Speed up once again. 20 months later. St. Patrick’s Day of 2013. I gave birth at home - after experiencing my longest pregnancy - to a lucky little lad named Justice Utah. He is currently six months old and has bought such a sense of peace & completion to our family. Nursing him as been such a breeze. Yes, you read that right, a BREEZE. It has been so simple, in comparsion, that it almost seems surreal. Doris – of course – came over after he was born, like she has with all of our babies, and assisted me a bit with the position of his latch and that was it. We have been off & running ever since. No pain. No milk blisters. No thrush. No real supply issues. I have experienced some early stages of clogged ducts but nothing that turned into full-blown mastitis (that required antibiotics) like in the past. I feel blessed. It feels almost fairytale. I am so grateful to stand in this space.

I wish I could take credit & say I figured it out on my own or that I discovered the secret formula to making it work. But I really just feel lucky; lucky to have a ‘happy story’ to tell. I finally understand what those mothers meant when they would describe breastfeeding as “the most amazing thing in the world”. I am on that page now and what a lovely chapter it is. I feel proud to say that I have earned this joy. I have no idea how long it will last or if it is here to stay but I will savor & be thankful for every last drop. I now know that I am enough. My wish is that every mother gets to experience this elemental enjoyment and cherished connection that can arrive when achieving a rewarding nursing relationship. Whether it flourishes for weeks, months or years, it is truly life-altering & should be considered great accomplishment regardless of the struggle. I hope every mama gets to taste this ecstasy like I have. My breastfeeding adventures have left me feeling like I am truly capable of achieving anything. And that is a good thing; a very good thing that was worth fighting for every step of the way.

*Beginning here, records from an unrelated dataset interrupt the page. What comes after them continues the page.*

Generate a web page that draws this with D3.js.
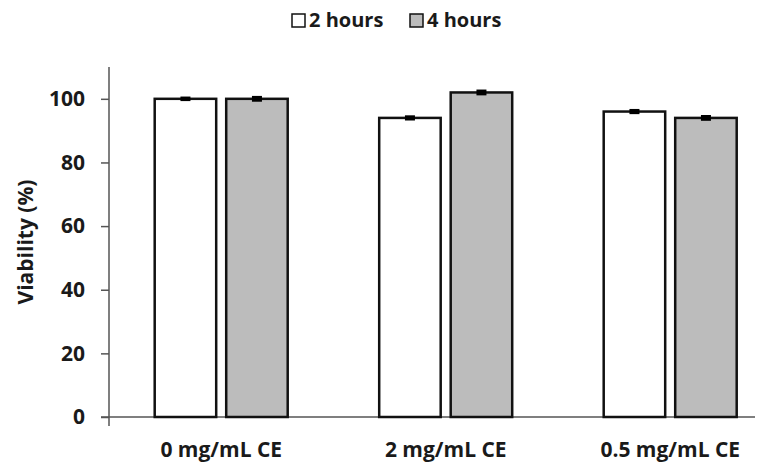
<!DOCTYPE html>
<html>
<head>
<meta charset="utf-8">
<script src="https://cdn.jsdelivr.net/npm/d3@7"></script>
<style>
    body { margin: 0; background: #fff; }
    .chart-area { width: 773px; height: 463px; }
    text { font-family: "Open Sans", sans-serif; font-weight: bold; fill: #1a1a1a; }
</style>
</head>
<body>
<div class="chart-area"></div>
<script>

// chart data
let categories = ["0 mg/mL CE", "2 mg/mL CE", "0.5 mg/mL CE"];
let seriesNames = ["2 hours", "4 hours"];
let values2h = [100, 94, 96];
let values4h = [100, 102, 94];
let errors2h = [0.4, 0.5, 0.5];
let errors4h = [0.6, 0.6, 0.6];
let yTicks = [0, 20, 40, 60, 80, 100];

class BarChart {

    constructor(parentElement) {
        this.parentElement = parentElement;
        this.displayData = [];

        this.initVis()
    }

    initVis() {
        let vis = this;
        vis.margin = {top: 67, right: 0, bottom: 46, left: 109};
        vis.width = 773 - vis.margin.left - vis.margin.right;
        vis.height = 463 - vis.margin.top - vis.margin.bottom;

        vis.svg = d3.select("." + vis.parentElement).append("svg")
            .attr("width", 773)
            .attr("height", 463)
            .append("g")
            .attr('transform', `translate (${vis.margin.left}, ${vis.margin.top})`);

        vis.color = d3.scaleOrdinal()
            .domain(seriesNames)
            .range(["#ffffff", "#bcbcbc"]);

        vis.wrangleData();
    }

    wrangleData() {
        let vis = this;
        vis.displayData = [];

        categories.forEach(function (c, i) {
            vis.displayData.push({
                category: c,
                bars: [
                    {series: seriesNames[0], value: values2h[i], err: errors2h[i]},
                    {series: seriesNames[1], value: values4h[i], err: errors4h[i]}
                ]
            })
        });

        vis.updateVis();
    }

    updateVis() {
        let vis = this;

        // outer scale for categories, the plot runs a bit past the drawn axis line
        vis.x0 = d3.scaleBand()
            .domain(categories)
            .range([0, 673.5]);

        vis.x1 = d3.scaleBand()
            .domain(seriesNames)
            .range([45.7, 178.7])
            .paddingInner(0.14);

        vis.y = d3.scaleLinear()
            .domain([0, 110])
            .range([vis.height, 0]);

        // y axis
        let yAxis = vis.svg.append("g")
            .attr("class", "axis y-axis")
            .call(d3.axisLeft(vis.y).tickValues(yTicks).tickSize(8).tickPadding(16).tickSizeOuter(0));
        yAxis.select(".domain")
            .attr("stroke", "#555")
            .attr("stroke-width", 1.5)
            .attr("d", `M0,0V${vis.height + 9}`);
        yAxis.selectAll(".tick line").attr("stroke", "#555").attr("stroke-width", 1.5);
        yAxis.selectAll(".tick text").style("font-size", "21px");

        // x axis line (drawn only to 755px like the original)
        vis.svg.append("line")
            .attr("x1", -8)
            .attr("x2", 755 - vis.margin.left)
            .attr("y1", vis.y(0))
            .attr("y2", vis.y(0))
            .attr("stroke", "#555")
            .attr("stroke-width", 1.5);

        // x labels
        let xAxis = vis.svg.append("g")
            .attr("class", "axis x-axis")
            .attr("transform", `translate(0, ${vis.height})`)
            .call(d3.axisBottom(vis.x0).tickSize(0).tickPadding(25));
        xAxis.select(".domain").remove();
        xAxis.selectAll(".tick text").style("font-size", "21px");

        // bars
        let groups = vis.svg.selectAll(".group")
            .data(vis.displayData).enter()
            .append("g")
            .attr("class", "group")
            .attr("transform", d => "translate(" + vis.x0(d.category) + ",0)");

        groups.selectAll(".bar")
            .data(d => d.bars).enter()
            .append("rect")
            .attr("class", "bar")
            .attr("x", d => vis.x1(d.series))
            .attr("y", d => vis.y(d.value))
            .attr("width", vis.x1.bandwidth())
            .attr("height", d => vis.y(0) - vis.y(d.value))
            .attr("fill", d => vis.color(d.series))
            .attr("stroke", "#111")
            .attr("stroke-width", 2.5);

        // error bars
        groups.selectAll(".err")
            .data(d => d.bars).enter()
            .append("rect")
            .attr("class", "err")
            .attr("x", d => vis.x1(d.series) + vis.x1.bandwidth() / 2 - 5)
            .attr("y", d => vis.y(d.value + d.err) - 1)
            .attr("width", 10)
            .attr("height", d => vis.y(d.value - d.err) - vis.y(d.value + d.err) + 2)
            .attr("fill", "#000");

        // y title
        vis.svg.append("text")
            .attr("transform", `translate(${26 - vis.margin.left}, ${vis.height / 2}) rotate(-90)`)
            .attr("text-anchor", "middle")
            .attr("dy", "0.35em")
            .style("font-size", "21px")
            .text("Viability (%)");

        // legend
        let legendX = [292, 410];
        let legend = d3.select("." + vis.parentElement).select("svg").append("g")
            .attr("class", "legend");
        let items = legend.selectAll(".item")
            .data(seriesNames).enter()
            .append("g")
            .attr("class", "item")
            .attr("transform", (d, i) => "translate(" + legendX[i] + ",14)");
        items.append("rect")
            .attr("width", 13)
            .attr("height", 13)
            .attr("fill", d => vis.color(d))
            .attr("stroke", "#111")
            .attr("stroke-width", 1.5);
        items.append("text")
            .attr("x", 17)
            .attr("y", 6)
            .attr("dy", "0.35em")
            .style("font-size", "20px")
            .text(d => d);
    }
}

let chart = new BarChart("chart-area");

</script>
</body>
</html>
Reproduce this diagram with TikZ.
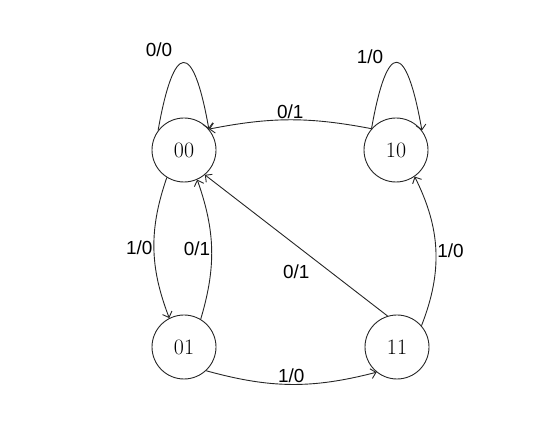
\documentclass[tikz,border=0pt]{standalone}
\usepackage{fontspec}
\newfontfamily\lblfont{Liberation Sans}
\usetikzlibrary{arrows.meta}

\begin{document}
\begin{tikzpicture}[>={Straight Barb[length=5bp,width=10bp]},join=bevel,line width=0.9bp,draw=black!85]
\tikzset{state/.style={draw,circle,minimum size=64bp,inner sep=0pt,font=\fontsize{22}{22}\selectfont},
  lbl/.style={font=\lblfont\fontsize{19}{19}\selectfont,inner sep=1bp}}
%
\useasboundingbox (0bp,0bp) rectangle (538bp,438bp);
%
  \node (s00) at (184bp,288bp) [state] {00};
  \node (s10) at (396bp,288bp) [state] {10};
  \node (s01) at (184bp,91bp) [state] {01};
  \node (s11) at (397bp,91bp) [state] {11};

  % self loops
  \draw[->] (s00.143) .. controls +(80:91bp) and +(100:91bp) .. (s00.40);
  \node (l00) at (159bp,388bp) [lbl] {0/0};
  \draw[->] (s10.139) .. controls +(80:91bp) and +(100:91bp) .. (s10.37);
  \node (l10) at (370bp,381bp) [lbl] {1/0};

  \draw[->] (s10.139) to[bend right=11] node[lbl,above] {0/1} (s00.40);
  \draw[->] (s00.238) to[bend right=20] node[lbl,left] {1/0} (s01.117);
  \draw[->] (s01.59) to[bend right=18] node[lbl,left] {0/1} (s00.294);
  \draw[->] (s11.107) -- node[lbl,below=18bp] {0/1} (s00.310);
  \draw[->] (s01.313) to[bend right=15] node[lbl,above] {1/0} (s11.231);
  \draw[->] (s11.41) to[bend right=24] node[lbl,right] {1/0} (s10.305);
%
\end{tikzpicture}
\end{document}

~If you are a nursing mama reading this today and feeling like you do not know how much longer you can breastfeed for because this path feels so up hill. I would hug you tight. I would praise you for wanting to gift your baby with “the best”. I would applaud you for getting this far. I would encourage you just keep walking; with every step you are moving forward. I would urge you to seek out the support you need. I would inspire you to just take it one day at a time because every day is a success.